_Data listing_.
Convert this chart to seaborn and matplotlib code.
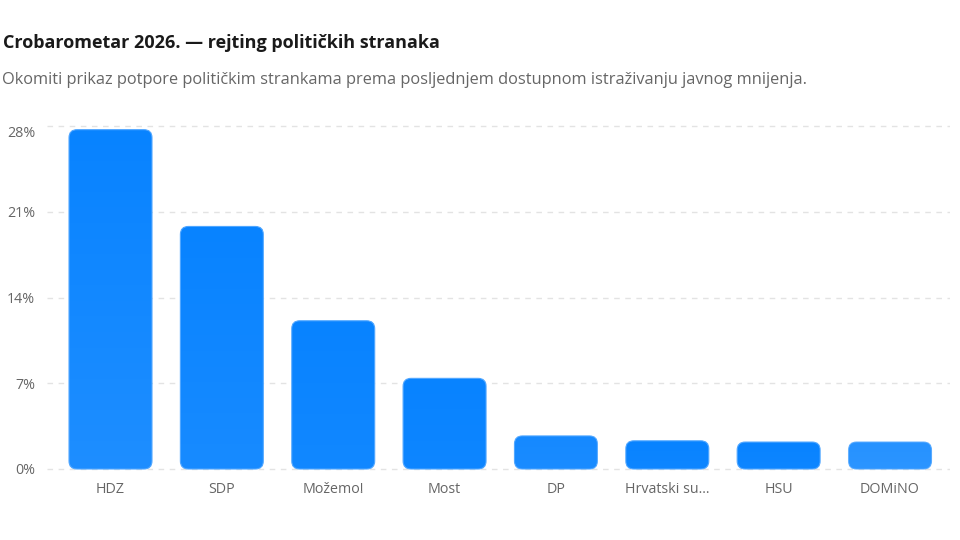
import numpy as np
import pandas as pd
import matplotlib
matplotlib.use("Agg")
import matplotlib.pyplot as plt
import seaborn as sns
from matplotlib.patches import FancyBboxPatch
from matplotlib.colors import LinearSegmentedColormap, to_rgb

parties = ["HDZ", "SDP", "Možemo!", "Most", "DP", "Hrvatski su...", "HSU", "DOMiNO"]
support = [27.7, 19.8, 12.1, 7.4, 2.7, 2.3, 2.2, 2.2]
y_ticks = [0, 7, 14, 21, 28]
y_tick_labels = ["0%", "7%", "14%", "21%", "28%"]

title = "Crobarometar 2026. — rejting političkih stranaka"
subtitle = "Okomiti prikaz potpore političkim strankama prema posljednjem dostupnom istraživanju javnog mnijenja."

sns.set_theme(style="white")
plt.rcParams["font.family"] = ["Open Sans", "DejaVu Sans"]

W, H = 960, 540
fig = plt.figure(figsize=(9.6, 5.4), dpi=100)
fig.patch.set_facecolor("white")

px_per_unit = 12.25
zero_px = 469
y_lo, y_hi = -0.3, 28.5
left_px, right_px = 47, 950
bottom_px = zero_px - y_lo * px_per_unit
top_px = zero_px - y_hi * px_per_unit
ax = fig.add_axes([left_px / W, 1 - bottom_px / H, (right_px - left_px) / W, (bottom_px - top_px) / H])

df = pd.DataFrame({"party": parties, "support": support})
sns.barplot(data=df, x="party", y="support", ax=ax, color="#0A84FF", width=0.745, saturation=1)

slot = 111.36
ax.set_xlim((left_px - 110.5) / slot, (right_px - 110.5) / slot)
ax.set_ylim(y_lo, y_hi)
ax.set_yticks(y_ticks)
ax.set_yticklabels(y_tick_labels)
ax.set_xlabel("")
ax.set_ylabel("")
for s in ax.spines.values():
    s.set_visible(False)
ax.tick_params(axis="both", length=0, labelsize=10.3, colors="#666666")
ax.tick_params(axis="y", pad=8.5)
ax.tick_params(axis="x", pad=7)
ax.yaxis.grid(True, color="#e3e3e3", linestyle=(0, (4, 4)), linewidth=1.0)
ax.set_axisbelow(True)
# top label sits just below its gridline, as in the reference
ax.get_yticklabels()[-1].set_verticalalignment("top")

fig.canvas.draw()
# aspect so rounded corners are circular in pixels
p0 = ax.transData.transform((0, 0))
p1 = ax.transData.transform((1, 1))
xpx = p1[0] - p0[0]
ypx = p1[1] - p0[1]
radius_px = 8
r_x = radius_px / xpx
aspect = xpx / ypx

top_col = np.array(to_rgb("#0883FF"))
bot_col = np.array(to_rgb("#1E8EFF"))
bar_alpha = [1, 1, 1, 1, 0.95, 1, 1, 0.88]

patches = list(ax.patches)
for i, p in enumerate(patches):
    x, y0 = p.get_x(), p.get_y()
    w, h = p.get_width(), p.get_height()
    p.remove()
    fb = FancyBboxPatch((x, y0), w, h,
                        boxstyle=f"round,pad=0,rounding_size={r_x}",
                        mutation_aspect=aspect,
                        facecolor="none", edgecolor="#4FA6FF", linewidth=0.8,
                        alpha=bar_alpha[i], zorder=3)
    ax.add_patch(fb)
    frac = h / 28.0
    c_top = top_col
    c_bot = top_col + (bot_col - top_col) * max(frac, 0.25)
    cmap = LinearSegmentedColormap.from_list("g", [c_bot, c_top])
    grad = np.linspace(0, 1, 256).reshape(-1, 1)
    im = ax.imshow(grad, extent=(x, x + w, y0, y0 + h), origin="lower", cmap=cmap,
                   aspect="auto", zorder=2, alpha=bar_alpha[i], interpolation="bilinear")
    im.set_clip_path(fb)

ax.set_xlim((left_px - 110.5) / slot, (right_px - 110.5) / slot)
ax.set_ylim(y_lo, y_hi)

fig.text(3 / W, 1 - 47.5 / H, title, fontsize=13.0, fontweight="bold", color="#1a1a1a",
         ha="left", va="baseline")
fig.text(2 / W, 1 - 84 / H, subtitle, fontsize=11.8, color="#666666",
         ha="left", va="baseline")

fig.savefig("out.png", dpi=100, facecolor="white")
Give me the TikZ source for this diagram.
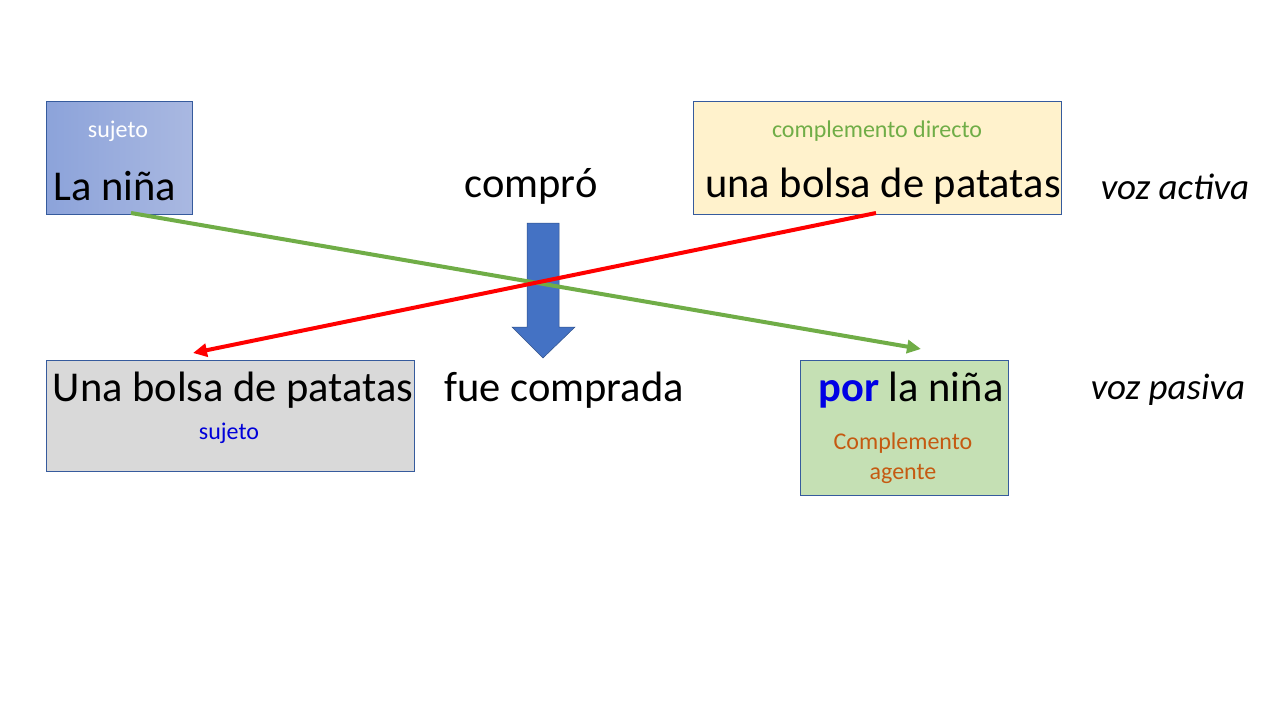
\documentclass[tikz,border=0pt]{standalone}
\usepackage{fontspec}
\setmainfont{Carlito}
\usetikzlibrary{arrows.meta,shapes.arrows}
\definecolor{bblue}{HTML}{4472C4}
\definecolor{ggreen}{HTML}{70AD47}
\definecolor{oorange}{HTML}{C55A11}
\definecolor{gl}{HTML}{8CA3DA}
\definecolor{gr}{HTML}{A9B8E1}
\tikzset{
  box/.style={draw=bblue!80!black, line width=0.6pt},
  big/.style={font=\fontsize{42.5}{42}\selectfont, inner sep=0pt},
  small/.style={font=\fontsize{24}{24}\selectfont, inner sep=0pt},
  ital/.style={font=\fontsize{37}{37}\selectfont\itshape, inner sep=0pt},
  conn/.style={line width=4pt, -{Triangle[length=14pt,width=13pt]}}
}
\begin{document}
\begin{tikzpicture}[x=1pt,y=-1pt]
\useasboundingbox (0,0) rectangle (1280,720);
\fill[white] (0,0) rectangle (1280,720);
% boxes
\shade[left color=gl, right color=gr] (46,101) rectangle (192,214);
\draw[box] (46,101) rectangle (192,214);
\draw[box, fill={rgb,255:red,255;green,242;blue,204}] (693,101) rectangle (1061,214);
\draw[box, fill={rgb,255:red,217;green,217;blue,217}] (46,360) rectangle (414,471);
\draw[box, fill={rgb,255:red,197;green,224;blue,180}] (800,360) rectangle (1008,495);
% texts
\node[small, text=white] (s1) at (118,131) {sujeto};
\node[big, anchor=west] (lanina) at (53,186) {La niña};
\node[big] (compro) at (531,186) {compró};
\node[small, text=ggreen] (cd) at (877,131) {complemento directo};
\node[big] (ubp) at (883,186) {una bolsa de patatas};
\node[ital] (va) at (1175,187) {voz activa};
\node[big] (UBP) at (233,390) {Una bolsa de patatas};
\node[small, text=blue!85!black] (s2) at (229,433) {sujeto};
\node[big] (fc) at (564,390) {fue comprada};
\node[big] (por) at (911,390) {\textcolor{blue!90!black}{\bfseries por} la niña};
\node[small, text=oorange, align=center] (ca) at (903,458) {Complemento\\[6pt]agente};
\node[ital] (vp) at (1168,390) {voz pasiva};
% down arrow
\fill[bblue] (527,223) -- (559,223) -- (559,327) -- (575,327) -- (543,358) -- (512,327) -- (527,327) -- cycle;
\draw[bblue!70!black, line width=0.5pt] (527,223) -- (559,223) -- (559,327) -- (575,327) -- (543,358) -- (512,327) -- (527,327) -- cycle;
% crossing arrows
\coordinate (g1) at (131,213); \coordinate (g2) at (921,349);
\coordinate (r1) at (876,213); \coordinate (r2) at (193,353);
\draw[conn, draw=ggreen, fill=ggreen] (g1) -- (g2);
\draw[conn, draw=red, fill=red] (r1) -- (r2);
\end{tikzpicture}
\end{document}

_What to produce_.
Reproduce only the lines from the beginning of the data through the line that contains "from matplotlib.colors import", both included, and please drop the pictures.

_Output_.
Convert this chart to seaborn and matplotlib code.
import numpy as np
import pandas as pd
import matplotlib
matplotlib.use("Agg")
import matplotlib.pyplot as plt
import seaborn as sns
from matplotlib.patches import FancyBboxPatch
from matplotlib.colors import LinearSegmentedColormap, to_rgb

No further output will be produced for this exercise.